Mais la Révolution qui couve va en décider autrement. Irina, sa seconde fille, naît en 1917 sans que son père ne puisse assister à l'heureux événement. Serioja s'est engagé en 1914 et a choisi, au début des troubles, de rejoindre l'armée blanche. Il ne donnera plus de nouvelles pendant des années.
Ces années moscovites, qui forment le coeur de ce roman, sont dramatiques, marquées par une terrible famine. «En cette fin d'hiver 1917, au marché noir, dans les queues devant les magasins vides, dans les journaux, on ne parle que des grèves dans les usines et des manifestations, des combats de rue, des crimes crapuleux, de la mutinerie des soldats et des exécutions sommaires des officiers, des incendies dans les campagnes, des anciens maîtres battus à mort, des enlèvements en pleine rue, des fosses communes.
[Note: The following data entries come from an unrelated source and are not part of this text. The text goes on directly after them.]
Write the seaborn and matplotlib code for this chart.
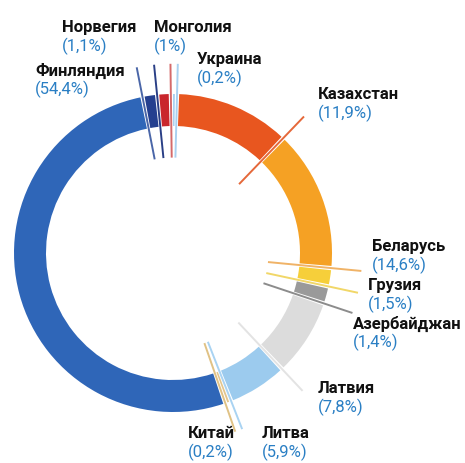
import numpy as np
import matplotlib
matplotlib.use("Agg")
import matplotlib.pyplot as plt
import seaborn as sns

# данные (по часовой стрелке от верхней точки)
countries = ["Украина", "Казахстан", "Беларусь", "Грузия", "Азербайджан",
             "Латвия", "Литва", "Китай", "Финляндия", "Норвегия", "Монголия"]
shares = [0.2, 11.9, 14.6, 1.5, 1.4, 7.8, 5.9, 0.2, 54.4, 1.1, 1.0]

wedge_colors = ["#a9d1f0", "#e8561f", "#f5a124", "#f6cf3a", "#9a9a9a",
                "#dcdcdc", "#9ccbee", "#e2c58d", "#2f66b8", "#243f8f", "#c9262c"]
line_colors = ["#a9d1f0", "#e5683a", "#f0b367", "#f1d768", "#8c8c8c",
               "#e3e3e3", "#a9d3f2", "#e0c285", "#4a66a8", "#2a3f86", "#d56a6a"]

# положение подписей (левый верхний угол, пиксели от верхнего края)
label_xy = {
    "Украина": (197, 52), "Казахстан": (318, 87), "Беларусь": (372, 239),
    "Грузия": (368, 278), "Азербайджан": (353, 316), "Латвия": (318, 381),
    "Литва": (262, 426), "Китай": (188, 426), "Финляндия": (35, 63),
    "Норвегия": (62, 20), "Монголия": (154, 20),
}

W, H = 465, 463
cx, cy = 173, H - 253
R, ring = 159, 32
gap = 0.45  # белый зазор между секторами

sns.set_theme(style="white")
plt.rcParams["font.family"] = ["Roboto", "DejaVu Sans"]

fig = plt.figure(figsize=(W / 100, H / 100), dpi=100)
ax = fig.add_axes([0, 0, 1, 1])

values, colors = [], []
for s, c in zip(shares, wedge_colors):
    values += [s, gap]
    colors += [c, (1, 1, 1, 0)]

wedges, _ = ax.pie(values, colors=colors, startangle=90, counterclock=False,
                   radius=R, center=(cx, cy),
                   wedgeprops=dict(width=ring, linewidth=0))

# разделительные линии в середине зазоров
for i, lc in enumerate(line_colors):
    w = wedges[2 * i + 1]
    th = np.deg2rad((w.theta1 + w.theta2) / 2)
    r = np.array([0.6, 1.19]) * R
    ax.plot(cx + r * np.cos(th), cy + r * np.sin(th), color=lc, lw=1.4,
            solid_capstyle="butt", zorder=3)

for name, s in zip(countries, shares):
    x, y = label_xy[name]
    pct = "(" + f"{s:g}".replace(".", ",") + "%)"
    ax.text(x, H - y, name, fontsize=12, fontweight="bold", color="#111111",
            ha="left", va="top")
    ax.text(x, H - y - 18, pct, fontsize=12, color="#2a7fc4",
            ha="left", va="top")

ax.set_xlim(0, W)
ax.set_ylim(0, H)
ax.set_aspect("auto")
ax.axis("off")

fig.savefig("out.png", dpi=100, facecolor="white")
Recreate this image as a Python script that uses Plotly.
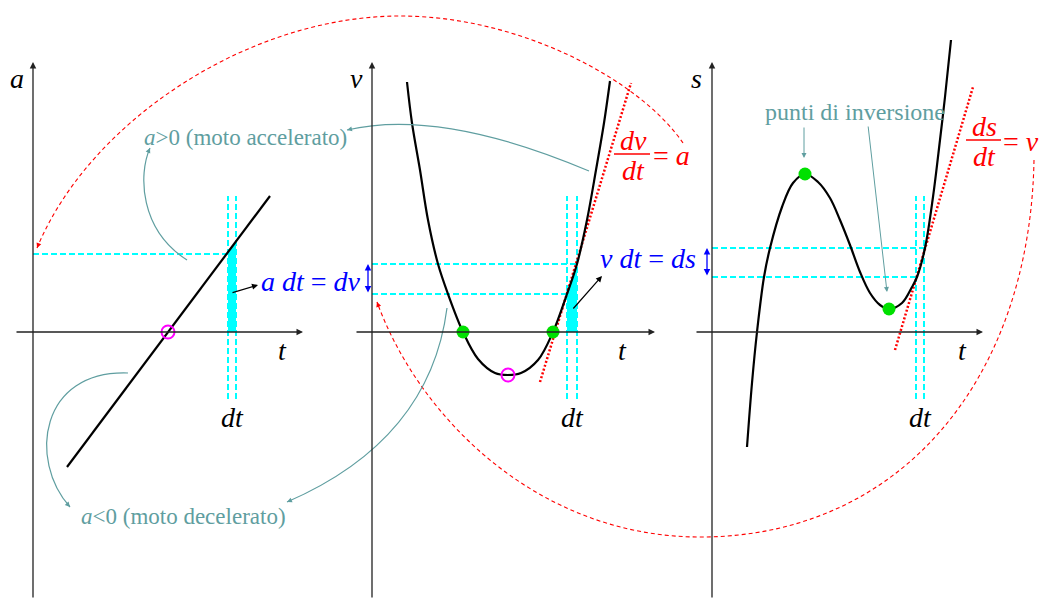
import plotly.graph_objects as go

W, H = 1042, 599

# ---------------- data ----------------
# panel 1: acceleration a(t) (straight line)
a_t = [34, 237]
a_val = [-135, 136]
a_zero_t = [135]
a_zero_val = [0]

# panel 2: velocity v(t)
v_t = [35, 40, 48, 56, 66, 76, 91, 106, 123, 136, 149, 166, 181, 195, 205, 215, 224, 232, 238]
v_val = [250, 209, 162, 112, 68, 38, 0, -27, -41, -43, -41, -28, 0, 38, 68, 112, 162, 209, 251]
v_zero_t = [91, 181]
v_zero_val = [0, 0]
v_min_t = [136]
v_min_val = [-43]
v_tan_t = [168, 259]
v_tan_val = [-50, 249]

# panel 3: position s(t)
s_t = [35, 40, 45, 52, 58, 70, 81, 93, 106, 118, 128, 138, 148, 158, 168, 177,
       190, 200, 205, 213, 221, 228, 233, 239]
s_val = [-115, -51, 0, 55, 84, 125, 149, 158, 150, 134, 112, 87, 60, 39, 27, 23,
         29, 45, 55, 84, 135, 192, 235, 292]
s_ext_t = [93, 177]
s_ext_val = [158, 23]
s_tan_t = [183, 261]
s_tan_val = [-18, 245]

# dt strips and guide levels
dt_a = [195, 203]
a_strip_top = [80, 91]
a_level = 78
dt_v = [195, 205]
dv_levels = [38, 68]
dt_s = [204, 212]
ds_levels = [55, 84]
guide_span = [-67, 136]

# ---------------- styling ----------------
MATH = "Liberation Serif"
TEAL = "#5f9ea0"
CYAN = "#00ffff"
GREEN = "#00e000"
RED = "#ff0000"
BLUE = "#0000ff"
AXC = "#222222"
MS = 28   # math font size
TS = 23   # teal text size

fig = go.Figure()

panels = [("x", "y"), ("x2", "y2"), ("x3", "y3")]


def add_line(xr, yr, xs, ys, color, width, dash=None):
    fig.add_trace(go.Scatter(x=xs, y=ys, mode="lines", xaxis=xr, yaxis=yr,
                             line=dict(color=color, width=width, dash=dash),
                             hoverinfo="skip", showlegend=False, cliponaxis=False))


def add_fill(xr, yr, xs, ys):
    fig.add_trace(go.Scatter(x=xs, y=ys, mode="lines", fill="toself", fillcolor=CYAN,
                             xaxis=xr, yaxis=yr, line=dict(width=0, color=CYAN),
                             hoverinfo="skip", showlegend=False))


def add_pts(xr, yr, xs, ys, symbol, color):
    if symbol == "open":
        m = dict(symbol="circle-open", size=13, color="magenta", line=dict(width=2, color="magenta"))
    else:
        m = dict(symbol="circle", size=13, color=color, line=dict(width=0))
    fig.add_trace(go.Scatter(x=xs, y=ys, mode="markers", xaxis=xr, yaxis=yr, marker=m,
                             hoverinfo="skip", showlegend=False, cliponaxis=False))


DASH_C = "6px,3px"

# --- panel 1 ---
x1, y1 = panels[0]
add_fill(x1, y1, [dt_a[0], dt_a[0], dt_a[1], dt_a[1]], [0, a_strip_top[0], a_strip_top[1], 0])
for tt in dt_a:
    add_line(x1, y1, [tt, tt], guide_span, CYAN, 2, DASH_C)
add_line(x1, y1, [0, dt_a[0]], [a_level, a_level], CYAN, 2, DASH_C)
add_line(x1, y1, a_t, a_val, "black", 2.2)
add_pts(x1, y1, a_zero_t, a_zero_val, "open", None)

# --- panel 2 ---
x2, y2 = panels[1]
add_fill(x2, y2, [dt_v[0], dt_v[0], dt_v[1], dt_v[1]], [0, dv_levels[0], dv_levels[1], 0])
for tt in dt_v:
    add_line(x2, y2, [tt, tt], guide_span, CYAN, 2, DASH_C)
add_line(x2, y2, [0, dt_v[0]], [dv_levels[0], dv_levels[0]], CYAN, 2, DASH_C)
add_line(x2, y2, [0, dt_v[1]], [dv_levels[1], dv_levels[1]], CYAN, 2, DASH_C)
add_line(x2, y2, v_tan_t, v_tan_val, RED, 2.5, "2px,2px")
fig.add_trace(go.Scatter(x=v_t, y=v_val, mode="lines", xaxis=x2, yaxis=y2,
                         line=dict(color="black", width=2.2, shape="spline", smoothing=1),
                         hoverinfo="skip", showlegend=False, cliponaxis=False))
add_pts(x2, y2, v_zero_t, v_zero_val, "fill", GREEN)
add_pts(x2, y2, v_min_t, v_min_val, "open", None)

# --- panel 3 ---
x3, y3 = panels[2]
for tt in dt_s:
    add_line(x3, y3, [tt, tt], guide_span, CYAN, 2, DASH_C)
add_line(x3, y3, [0, dt_s[1]], [ds_levels[1], ds_levels[1]], CYAN, 2, DASH_C)
add_line(x3, y3, [0, dt_s[0]], [ds_levels[0], ds_levels[0]], CYAN, 2, DASH_C)
add_line(x3, y3, s_tan_t, s_tan_val, RED, 2.5, "2px,2px")
fig.add_trace(go.Scatter(x=s_t, y=s_val, mode="lines", xaxis=x3, yaxis=y3,
                         line=dict(color="black", width=2.2, shape="spline", smoothing=1),
                         hoverinfo="skip", showlegend=False, cliponaxis=False))
add_pts(x3, y3, s_ext_t, s_ext_val, "fill", GREEN)

# overlay (pixel) axis for cross-panel decorations
fig.add_trace(go.Scatter(x=[0], y=[0], mode="markers", xaxis="x4", yaxis="y4",
                         marker=dict(size=1, opacity=0), hoverinfo="skip", showlegend=False))

annotations = []
shapes = []

# axes with arrows
axis_specs = [  # (xref, yref, x_tail, x_tip, y_tip, axis label, t label x)
    ("x", "y", -18, 270, 270, "a", 249),
    ("x2", "y2", -17, 283, 270, "v", 250),
    ("x3", "y3", -17, 271, 270, "s", 250),
]
for xr, yr, xt0, xt1, yt1, lab, tlab in axis_specs:
    annotations.append(dict(x=xt1, y=0, ax=xt0, ay=0, xref=xr, yref=yr, axref=xr, ayref=yr,
                            text="", showarrow=True, arrowhead=2, arrowsize=1, arrowwidth=1.3,
                            arrowcolor=AXC, standoff=0))
    annotations.append(dict(x=0, y=yt1, ax=0, ay=-267, xref=xr, yref=yr, axref=xr, ayref=yr,
                            text="", showarrow=True, arrowhead=2, arrowsize=1, arrowwidth=1.3,
                            arrowcolor=AXC, standoff=0))
    annotations.append(dict(x=-16, y=254, xref=xr, yref=yr, text="<i>%s</i>" % lab, showarrow=False,
                            font=dict(family=MATH, size=MS, color="black")))
    annotations.append(dict(x=tlab, y=-18, xref=xr, yref=yr, text="<i>t</i>", showarrow=False,
                            font=dict(family=MATH, size=MS, color="black")))

for xr, yr, dts in [("x", "y", dt_a), ("x2", "y2", dt_v), ("x3", "y3", dt_s)]:
    annotations.append(dict(x=(dts[0] + dts[1]) / 2, y=-85, xref=xr, yref=yr, text="<i>dt</i>",
                            showarrow=False, font=dict(family=MATH, size=MS, color="black")))


def txt(x, y, t, color, size, xanchor="center", family=MATH):
    annotations.append(dict(x=x, y=y, xref="x4", yref="y4", text=t, showarrow=False,
                            xanchor=xanchor, yanchor="middle",
                            font=dict(family=family, size=size, color=color)))


def arrow(tip, tail, color, width=1.0, both=False, size=1.0):
    annotations.append(dict(x=tip[0], y=tip[1], ax=tail[0], ay=tail[1], xref="x4", yref="y4",
                            axref="x4", ayref="y4", text="", showarrow=True, arrowhead=2,
                            arrowsize=size, arrowwidth=width, arrowcolor=color,
                            arrowside="end+start" if both else "end",
                            startarrowhead=2, startarrowsize=size, standoff=0, startstandoff=0))


def head(tip, frm, color):
    dx, dy = tip[0] - frm[0], tip[1] - frm[1]
    n = (dx * dx + dy * dy) ** 0.5
    arrow(tip, (tip[0] - dx / n * 6, tip[1] - dy / n * 6), color, width=1.0)


def curve(path, color, width=1.0, dash=None):
    shapes.append(dict(type="path", path=path, xref="x4", yref="y4",
                       line=dict(color=color, width=width, dash=dash)))


# red dashed arcs
curve("M 683 143 C 640 80 520 16 400 16 C 250 16 90 120 37 248", RED, 1.1, "4px,3px")
head((37, 248), (90, 120), RED)
curve("M 1034 160 C 1030 380 900 537 700 537 C 540 537 420 420 377 302", RED, 1.1, "4px,3px")
head((377, 302), (420, 420), RED)

# teal curved arrows
curve("M 589 171 Q 440 108 347 130", TEAL, 1.2)
head((347, 130), (440, 108), TEAL)
curve("M 447 308 Q 430 440 287 502", TEAL, 1.2)
head((287, 502), (430, 440), TEAL)
curve("M 187 260 C 140 230 138 175 150 148", TEAL, 1.2)
head((150, 148), (138, 175), TEAL)
curve("M 128 373 C 40 370 28 460 70 507", TEAL, 1.2)
head((70, 507), (28, 460), TEAL)

# teal texts
txt(245, 137, "<i>a</i>&gt;0 (moto accelerato)", TEAL, TS)
txt(183, 516, "<i>a</i>&lt;0 (moto decelerato)", TEAL, TS)
txt(855, 112, "punti di inversione", TEAL, TS + 1)
arrow((804, 158), (804, 126), TEAL, 1.0)
arrow((887, 292), (868, 125), TEAL, 1.0)

# blue relations
txt(259, 281, "<i>a dt</i> = <i>dv</i>", BLUE, MS, "left")
txt(598, 258, "<i>v dt</i> = <i>ds</i>", BLUE, MS, "left")
arrow((258, 285), (231, 293), "black", 1.2)
arrow((602, 276), (572, 310), "black", 1.2)
arrow((368, 264), (368, 294), BLUE, 1.3, both=True)
arrow((707, 248), (707, 277), BLUE, 1.3, both=True)

# red fractions
txt(633, 140, "<i>dv</i>", RED, MS)
txt(633, 170, "<i>dt</i>", RED, MS)
shapes.append(dict(type="line", x0=614, x1=650, y0=154, y1=154, xref="x4", yref="y4",
                   line=dict(color=RED, width=1.6)))
txt(651, 155, "= <i>a</i>", RED, MS, "left")
txt(984, 126, "<i>ds</i>", RED, MS)
txt(984, 156, "<i>dt</i>", RED, MS)
shapes.append(dict(type="line", x0=966, x1=1001, y0=140, y1=140, xref="x4", yref="y4",
                   line=dict(color=RED, width=1.6)))
txt(1001, 141, "= <i>v</i>", RED, MS, "left")

ax_common = dict(visible=False, fixedrange=True, showgrid=False, zeroline=False)
fig.update_layout(
    width=W, height=H, margin=dict(l=0, r=0, t=0, b=0),
    paper_bgcolor="white", plot_bgcolor="rgba(0,0,0,0)", showlegend=False,
    xaxis=dict(domain=[0, 340 / W], range=[-33, 307], anchor="y", **ax_common),
    yaxis=dict(domain=[0, 1], range=[-267, 332], anchor="x", **ax_common),
    xaxis2=dict(domain=[340 / W, 680 / W], range=[-32, 308], anchor="y2", **ax_common),
    yaxis2=dict(domain=[0, 1], range=[-267, 332], anchor="x2", **ax_common),
    xaxis3=dict(domain=[680 / W, 1], range=[-32, 330], anchor="y3", **ax_common),
    yaxis3=dict(domain=[0, 1], range=[-267, 332], anchor="x3", **ax_common),
    xaxis4=dict(domain=[0, 1], range=[0, W], anchor="y4", **ax_common),
    yaxis4=dict(domain=[0, 1], range=[H, 0], anchor="x4", **ax_common),
    annotations=annotations, shapes=shapes,
)

fig.write_html("out.html", config={"displayModeBar": False},
               post_script="document.body.style.margin='0px';document.body.style.overflow='hidden';")
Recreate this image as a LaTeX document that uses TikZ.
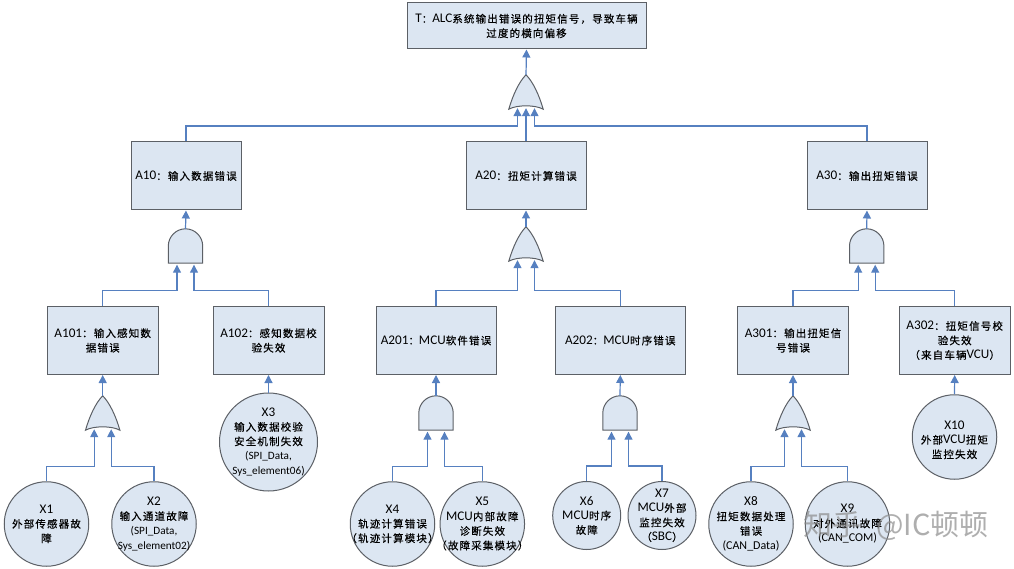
\documentclass[tikz,border=0pt]{standalone}
\usepackage{fontspec}
\setmainfont{Carlito}
\newfontfamily\cjk[LetterSpace=11,FakeBold=0.25]{Noto Sans CJK SC}
\newfontfamily\markfont{Noto Sans CJK SC}
\usetikzlibrary{arrows.meta,calc}
\newcommand{\zh}[1]{{\cjk\fontsize{10.5}{14.5}\selectfont #1}}
\newcommand{\sm}[1]{{\fontsize{11.2}{14.5}\selectfont #1}}
\newcommand{\md}[1]{{\fontsize{12}{14.5}\selectfont #1}}

\tikzset{
  evt/.style={rectangle,draw=edge,fill=paper,line width=1pt,inner sep=1pt,align=center,
    font=\fontsize{13.2}{14.5}\selectfont},
  basic/.style={evt,circle,inner sep=-14pt,minimum size=#1},
  gate/.style={rectangle,inner sep=0pt,minimum width=34pt,minimum height=34pt},
  gateline/.style={draw=edge,fill=paper,line width=1pt,line join=miter},
  link/.style={draw=wire,line width=1.2pt},
  feed/.style={link,-{Triangle[length=8pt,width=8pt]}},
}
\definecolor{edge}{HTML}{5C6066}
\definecolor{paper}{HTML}{DCE6F2}
\definecolor{wire}{HTML}{5680C0}

% name, x, y of centre
\newcommand{\andgate}[3]{
  \node[gate] (#1) at (#2,#3) {};
  \draw[gateline] (#1.south west) -- (#1.south east) -- (#1.east)
    .. controls ([yshift=9.4pt]#1.east) and ([xshift=9.4pt]#1.north) .. (#1.north)
    .. controls ([xshift=-9.4pt]#1.north) and ([yshift=9.4pt]#1.west) .. (#1.west) -- cycle;
  \coordinate (#1-l) at ([xshift=-8.5pt,yshift=-1.5pt]#1.south);
  \coordinate (#1-r) at ([xshift=8.5pt,yshift=-1.5pt]#1.south);
}
\newcommand{\orgate}[3]{
  \node[gate] (#1) at (#2,#3) {};
  \draw[gateline] (#1.south west)
    .. controls ([xshift=4pt,yshift=14pt]#1.south west) and ([xshift=-7pt,yshift=-7pt]#1.north) .. (#1.north)
    .. controls ([xshift=7pt,yshift=-7pt]#1.north) and ([xshift=-4pt,yshift=14pt]#1.south east) .. (#1.south east)
    .. controls ([xshift=-8pt,yshift=4.5pt]#1.south east) and ([xshift=8pt,yshift=4.5pt]#1.south west) .. (#1.south west) -- cycle;
  \coordinate (#1-l) at ([xshift=-8.5pt,yshift=1pt]#1.south);
  \coordinate (#1-m) at ([yshift=1pt]#1.south);
  \coordinate (#1-r) at ([xshift=8.5pt,yshift=1pt]#1.south);
}

\begin{document}
\begin{tikzpicture}[x=1pt,y=-1pt]
\useasboundingbox (0,0) rectangle (1014,569);

%%%%%%%%%%%%%%%%%%%%%% TOP
\node[evt,minimum width=239pt,minimum height=46pt] (T) at (526.5,26) {T\zh{：}ALC\zh{系统输出错误的扭矩信号，导致车辆}\\\zh{过度的横向偏移}};
\orgate{G0}{526}{92}

\node[evt,minimum width=110pt,minimum height=68pt] (A10) at (186,176) {A10\zh{：输入数据错误}};
\node[evt,minimum width=120pt,minimum height=68pt] (A20) at (526,176) {A20\zh{：扭矩计算错误}};
\node[evt,minimum width=120pt,minimum height=68pt] (A30) at (867,176) {A30\zh{：输出扭矩错误}};

\andgate{G1}{185.5}{246}
\orgate{G2}{526}{244}
\andgate{G3}{866.7}{246}

%%%%%%%%%%%%%%%%%%%%%% SECOND ROW
\node[evt,minimum width=111pt,minimum height=68pt] (A101) at (102.7,340.5) {A101\zh{：输入感知数}\\\zh{据错误}};
\node[evt,minimum width=111pt,minimum height=68pt] (A102) at (268.5,340.5) {A102\zh{：感知数据校}\\\zh{验失效}};
\node[evt,minimum width=120pt,minimum height=68pt] (A201) at (436,340.5) {A201\zh{：}MCU\zh{软件错误}};
\node[evt,minimum width=130pt,minimum height=68pt] (A202) at (620.3,340.5) {A202\zh{：}MCU\zh{时序错误}};
\node[evt,minimum width=111pt,minimum height=68pt] (A301) at (793,340.5) {A301\zh{：输出扭矩信}\\\zh{号错误}};
\node[evt,minimum width=111pt,minimum height=68pt] (A302) at (954.7,340.5) {A302\zh{：扭矩信号校}\\\zh{验失效}\\\zh{（来自车辆}VCU\zh{）}};

\orgate{G4}{102.7}{413}
\andgate{G5}{436}{413}
\andgate{G6}{620}{413}
\orgate{G7}{793}{413}

%%%%%%%%%%%%%%%%%%%%%% BASIC EVENTS
\node[basic=84.5pt] (X1) at (46.5,524) {X1\\\zh{外部传感器故}\\\zh{障}};
\node[basic=84.5pt] (X2) at (154,524) {X2\\\zh{输入通道故障}\\\sm{(SPI\_Data,}\\\sm{Sys\_element02)}};
\node[basic=98pt] (X3) at (268.5,442) {X3\\\zh{输入数据校验}\\\zh{安全机制失效}\\\sm{(SPI\_Data,}\\\sm{Sys\_element06)}};
\node[basic=84.5pt] (X4) at (392.5,524) {X4\\\zh{轨迹计算错误}\\\zh{（轨迹计算模块）}};
\node[basic=84.5pt] (X5) at (482.3,524) {X5\\MCU\zh{内部故障}\\\zh{诊断失效}\\\zh{（故障采集模块）}};
\node[basic=68pt] (X6) at (586.7,515.5) {X6\\MCU\zh{时序}\\\zh{故障}};
\node[basic=68pt] (X7) at (662,515.5) {X7\\MCU\zh{外部}\\\zh{监控失效}\\\zh{（}SBC\zh{）}};
\node[basic=84.5pt] (X8) at (751,524) {X8\\\zh{扭矩数据处理}\\\zh{错误}\\\md{(CAN\_Data)}};
\node[basic=84.5pt] (X9) at (847.5,524) {X9\\\zh{对外通讯故障}\\\md{(CAN\_COM)}};
\node[basic=84.5pt] (X10) at (954.5,437) {\ \\X10\\\zh{外部}VCU\zh{扭矩}\\\zh{监控失效}};

%%%%%%%%%%%%%%%%%%%%%% CONNECTORS
\draw[feed] (G0.north) -- (T.south);
\draw[feed] (A10.north) -- ++(0,15.5pt) -| (G0-l);
\draw[feed] (A20.north) -- (G0-m);
\draw[feed] (A30.north) -- ++(0,15.5pt) -| (G0-r);

\draw[feed] (G1.north) -- (A10.south);
\draw[feed] (G2.north) -- (A20.south);
\draw[feed] (G3.north) -- (A30.south);

\draw[feed] (A101.north) -- ++(0,15.5pt) -| (G1-l);
\draw[feed] (A102.north) -- ++(0,15.5pt) -| (G1-r);
\draw[feed] (A201.north) -- ++(0,15.5pt) -| (G2-l);
\draw[feed] (A202.north) -- ++(0,15.5pt) -| (G2-r);
\draw[feed] (A301.north) -- ++(0,15.5pt) -| (G3-l);
\draw[feed] (A302.north) -- ++(0,15.5pt) -| (G3-r);

\draw[feed] (G4.north) -- (A101.south);
\draw[feed] (X3.north) -- (A102.south);
\draw[feed] (G5.north) -- (A201.south);
\draw[feed] (G6.north) -- (A202.south);
\draw[feed] (G7.north) -- (A301.south);
\draw[feed] (X10.north) -- (A302.south);

\draw[feed] (X1.north) -- ++(0,15pt) -| (G4-l);
\draw[feed] (X2.north) -- ++(0,15pt) -| (G4-r);
\draw[feed] (X4.north) -- ++(0,15pt) -| (G5-l);
\draw[feed] (X5.north) -- ++(0,15pt) -| (G5-r);
\draw[feed] (X6.north) -- ++(0,15pt) -| (G6-l);
\draw[feed] (X7.north) -- ++(0,15pt) -| (G6-r);
\draw[feed] (X8.north) -- ++(0,15pt) -| (G7-l);
\draw[feed] (X9.north) -- ++(0,15pt) -| (G7-r);

% watermark
\node[anchor=west,inner sep=0pt,text=black!45,opacity=.7,font=\markfont\fontsize{29}{30}\selectfont] (mark) at (803,526) {知乎\hspace{15pt}@IC顿顿};
\end{tikzpicture}
\end{document}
Pour elle, un quotidien harassant, la peur des mouchards, l'angoisse à cause de Serioja, les courses dans la ville à la recherche de lait, de pommes de terre et de pain. L'espoir de trouver un morceau de viande, pas le plus beau, ni le plus tendre. Elle n'est pas exigeante. Elle se contenterait d'un de ces morceaux qu'il faudra faire bouillir des heures pour l'attendrir et donner du goût au bouillon.»
En 1919, Marina ne sait plus comment elle va pouvoir nourrir ses filles, et décide de confier Irina à un orphelinat. Elle y mourra, laissant sa mère inconsolable: «Il aurait suffi de si peu pour la sauver. Une tartine. Une pomme. Un petit morceau de viande, une tasse de lait, un bol de gruau, quelques légumes bouillis. Une poignée de sucre candi. Une crêpe de son comme elles en avaient mangé – mais pas Irina – il y a si longtemps chez Balmont.
– Oh ! Irina ! Si tu étais encore en vie, je te nourrirais du matin au soir. Irina! S'il y a une chose que tu sais: c'est que je ne t'ai pas envoyée à l'orphelinat pour me débarrasser de toi, mais parce qu'on m'avait promis qu'il y aurait du riz et du chocolat.»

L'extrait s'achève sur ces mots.